◆ **Aim**: Show all lines from the listing below that contain "chart".

◆ **Data block**:
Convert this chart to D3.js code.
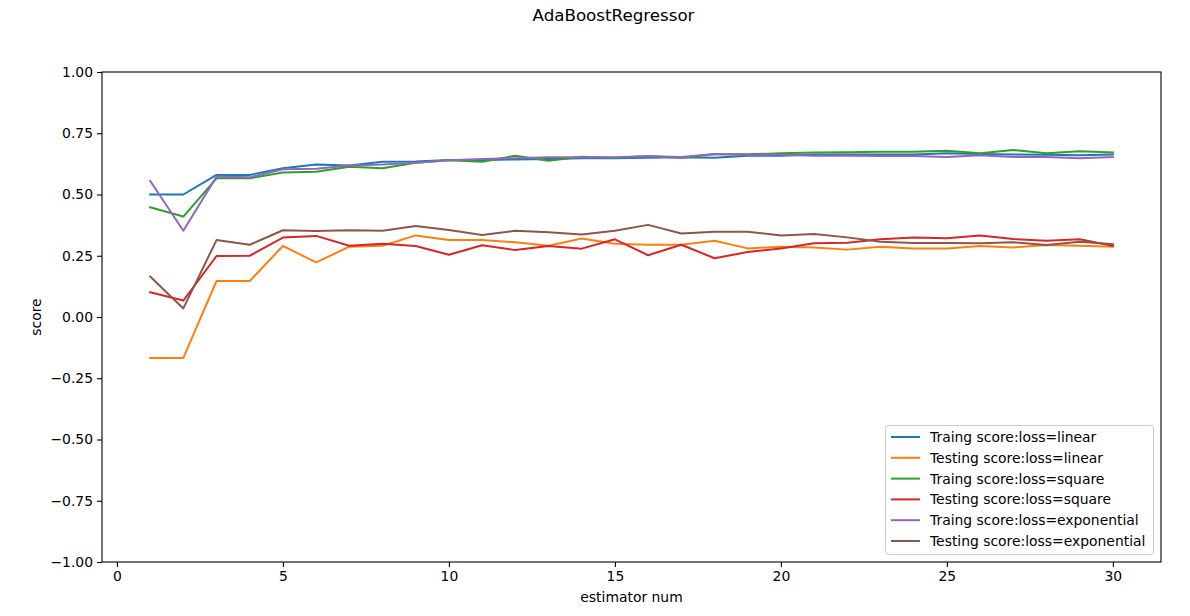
<!DOCTYPE html>
<html>
<head>
<meta charset="utf-8">
<script src="https://cdn.jsdelivr.net/npm/d3@7"></script>
<style>
  body { margin: 0; background: #fff; }
  svg { font-family: "DejaVu Sans", sans-serif; }
</style>
</head>
<body>
<svg id="chart" width="1190" height="616"></svg>
<script>
const estimators = d3.range(1, 31);
const trainLinear = [0.50,0.50,0.58,0.58,0.607,0.622,0.618,0.634,0.635,0.641,0.641,0.643,0.645,0.648,0.648,0.650,0.652,0.650,0.658,0.658,0.663,0.663,0.663,0.663,0.668,0.665,0.663,0.662,0.660,0.663];
const testLinear = [-0.167,-0.167,0.147,0.147,0.290,0.223,0.287,0.291,0.333,0.314,0.314,0.305,0.291,0.320,0.299,0.295,0.295,0.311,0.280,0.287,0.284,0.275,0.287,0.280,0.280,0.290,0.284,0.294,0.291,0.287];
const trainSquare = [0.448,0.41,0.566,0.566,0.590,0.593,0.613,0.607,0.630,0.640,0.634,0.658,0.638,0.654,0.650,0.657,0.650,0.664,0.664,0.668,0.671,0.672,0.674,0.674,0.679,0.668,0.682,0.668,0.677,0.672];
const testSquare = [0.101,0.067,0.249,0.250,0.324,0.331,0.291,0.299,0.290,0.254,0.293,0.273,0.290,0.279,0.317,0.252,0.295,0.240,0.265,0.280,0.301,0.303,0.317,0.324,0.321,0.333,0.318,0.311,0.317,0.291];
const trainExp = [0.556,0.352,0.573,0.570,0.603,0.605,0.618,0.622,0.630,0.640,0.645,0.648,0.652,0.652,0.652,0.656,0.653,0.665,0.662,0.662,0.658,0.658,0.657,0.657,0.653,0.660,0.653,0.653,0.648,0.653];
const testExp = [0.165,0.035,0.314,0.295,0.354,0.351,0.354,0.352,0.371,0.355,0.335,0.352,0.346,0.337,0.352,0.376,0.341,0.348,0.348,0.333,0.339,0.325,0.307,0.302,0.302,0.301,0.305,0.294,0.307,0.297];
const seriesNames = ["Traing score:loss=linear","Testing score:loss=linear","Traing score:loss=square","Testing score:loss=square","Traing score:loss=exponential","Testing score:loss=exponential"];
const seriesValues = [trainLinear, testLinear, trainSquare, testSquare, trainExp, testExp];
const colors = ["#1f77b4","#ff7f0e","#2ca02c","#d62728","#9467bd","#8c564b"];
const xTicks = [0,5,10,15,20,25,30];
const yTicks = [-1.00,-0.75,-0.50,-0.25,0.00,0.25,0.50,0.75,1.00];

const svg = d3.select("#chart");
const L = 102, R = 1161, T = 72, B = 562;
const FS = "13.9px";
const x = d3.scaleLinear().domain([-0.45, 31.45]).range([L, R]);
const y = d3.scaleLinear().domain([-1, 1]).range([B, T]);

svg.append("text").attr("x", 613.5).attr("y", 21).attr("text-anchor", "middle")
  .attr("font-size", "16.7px").text("AdaBoostRegressor");

const gx = svg.append("g").attr("transform", `translate(0,${B})`)
  .call(d3.axisBottom(x).tickValues(xTicks).tickFormat(d3.format("d")).tickSize(5).tickPadding(4));
const gy = svg.append("g").attr("transform", `translate(${L},0)`)
  .call(d3.axisLeft(y).tickValues(yTicks).tickFormat(d3.format(".2f")).tickSize(5).tickPadding(4));
[gx, gy].forEach(g => {
  g.selectAll("text").attr("font-size", FS).attr("fill", "#000").attr("font-family", "DejaVu Sans, sans-serif");
  g.selectAll("line").attr("stroke", "#000").attr("stroke-width", 1.1);
  g.select(".domain").remove();
});

const lineGen = d3.line().x((d, i) => x(estimators[i])).y(d => y(d));
seriesValues.forEach((vals, k) => {
  svg.append("path").datum(vals).attr("d", lineGen)
    .attr("fill", "none").attr("stroke", colors[k]).attr("stroke-width", 2)
    .attr("stroke-linejoin", "round").attr("stroke-linecap", "square");
});

svg.append("rect").attr("x", L).attr("y", T).attr("width", R - L).attr("height", B - T)
  .attr("fill", "none").attr("stroke", "#000").attr("stroke-width", 1.1);

svg.append("text").attr("x", (L + R) / 2).attr("y", 602).attr("text-anchor", "middle")
  .attr("font-size", FS).text("estimator num");
svg.append("text").attr("transform", `translate(41,${(T + B) / 2}) rotate(-90)`)
  .attr("text-anchor", "middle").attr("font-size", FS).text("score");

// legend
const lg = svg.append("g");
lg.append("rect").attr("x", 885.5).attr("y", 425.5).attr("width", 268).attr("height", 129)
  .attr("rx", 3).attr("fill", "#fff").attr("fill-opacity", 0.8).attr("stroke", "#ccc").attr("stroke-width", 1);
seriesNames.forEach((name, k) => {
  const yy = 437 + k * 20.8;
  lg.append("line").attr("x1", 891).attr("x2", 920).attr("y1", yy).attr("y2", yy)
    .attr("stroke", colors[k]).attr("stroke-width", 2);
  lg.append("text").attr("x", 930).attr("y", yy + 5).attr("font-size", FS).text(name);
});
</script>
</body>
</html>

◆ **Solution**:
Convert this chart to D3.js code.
<svg id="chart" width="1190" height="616"></svg>
const svg = d3.select("#chart");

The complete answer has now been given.